The Federal Reserve's actions during the 1930s illustrated both the potential and the pitfalls of monetary policy. The Fed's failure to prevent bank failures in the early 1930s deepened the crisis, while its premature tightening in 1937 contributed to the recession within the Depression. These experiences highlighted the importance of coordinating monetary and fiscal policy and maintaining accommodative policies until recovery was firmly established.

Structural Reforms and Institutional Changes

Beyond immediate stabilization policies, the 1930s saw significant structural reforms aimed at preventing future crises and supporting long-term economic stability. Banking regulation emerged as a critical area of reform, with the United States establishing the Federal Deposit Insurance Corporation to prevent bank runs and implementing the Glass-Steagall Act to separate commercial and investment banking.

Labor market institutions also evolved during this period. The National Labor Relations Act in the United States strengthened workers' rights to organize and bargain collectively, reflecting Keynesian insights about the importance of maintaining wage levels to support aggregate demand. Social Security established a framework for old-age pensions, creating automatic stabilizers that would help moderate future economic cycles.

These institutional changes represented a middle path between pure laissez-faire capitalism and complete government control. They acknowledged that markets required regulation and support to function effectively while preserving the fundamental role of private enterprise in economic activity. This mixed economy approach became the dominant model in most developed countries for several decades after World War II.

Lessons for Modern Economic Policy

The economic policy debates of the 1930s continue to resonate in contemporary discussions about fiscal policy, government intervention, and economic stabilization. The history of recovery from the Great Depression in the 1930s reveals that the situation did not come back to normal quickly. As in 1937 in the US for example, the first attempt to relax accommodative policies came at a high cost. This historical experience suggests the importance of maintaining supportive policies until recovery is well-established.

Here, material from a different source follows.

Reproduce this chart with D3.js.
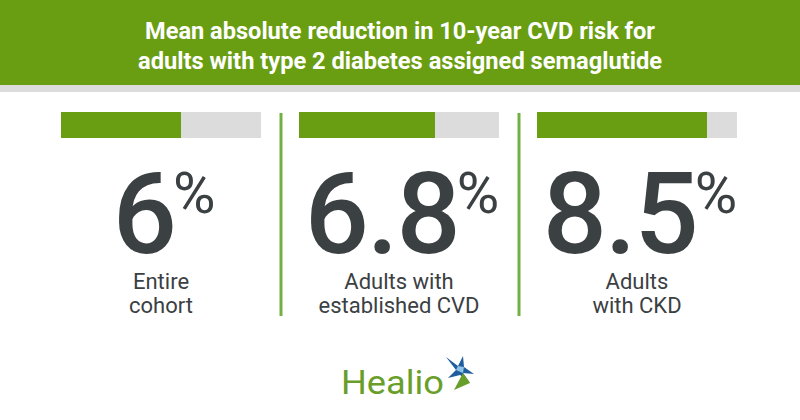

The 1930s demonstrated that the choice between expansion and austerity has profound consequences for economic outcomes and human welfare. While fiscal discipline has its place in economic management, the experience of the Great Depression showed that rigid adherence to balanced budgets during severe downturns can deepen and prolong economic distress. The most successful policy responses combined short-term demand stimulus with longer-term structural reforms and institutional development.

Modern policymakers continue to grapple with questions first raised during the 1930s: How much government intervention is appropriate? When should fiscal stimulus be deployed and when withdrawn? How can monetary and fiscal policy be coordinated effectively? The answers to these questions remain contested, but the historical record of the 1930s provides valuable evidence about the consequences of different policy choices.

For those interested in exploring these topics further, the International Monetary Fund's analysis of Keynesian economics provides accessible explanations of key concepts, while the Library of Economics and Liberty offers comprehensive historical context. Academic resources like research from the Centre for Economic Policy Research examine specific aspects of Depression-era policy in greater depth.

The economic policies of the 1930s fundamentally transformed how governments approach economic management. The decade's experiences with both Keynesian expansion and fiscal austerity provided crucial lessons about the role of government in stabilizing economies and promoting recovery from severe downturns. While economic conditions and institutional contexts have evolved since the 1930s, the fundamental insights gained during that tumultuous decade continue to inform policy debates and shape economic thinking in the twenty-first century.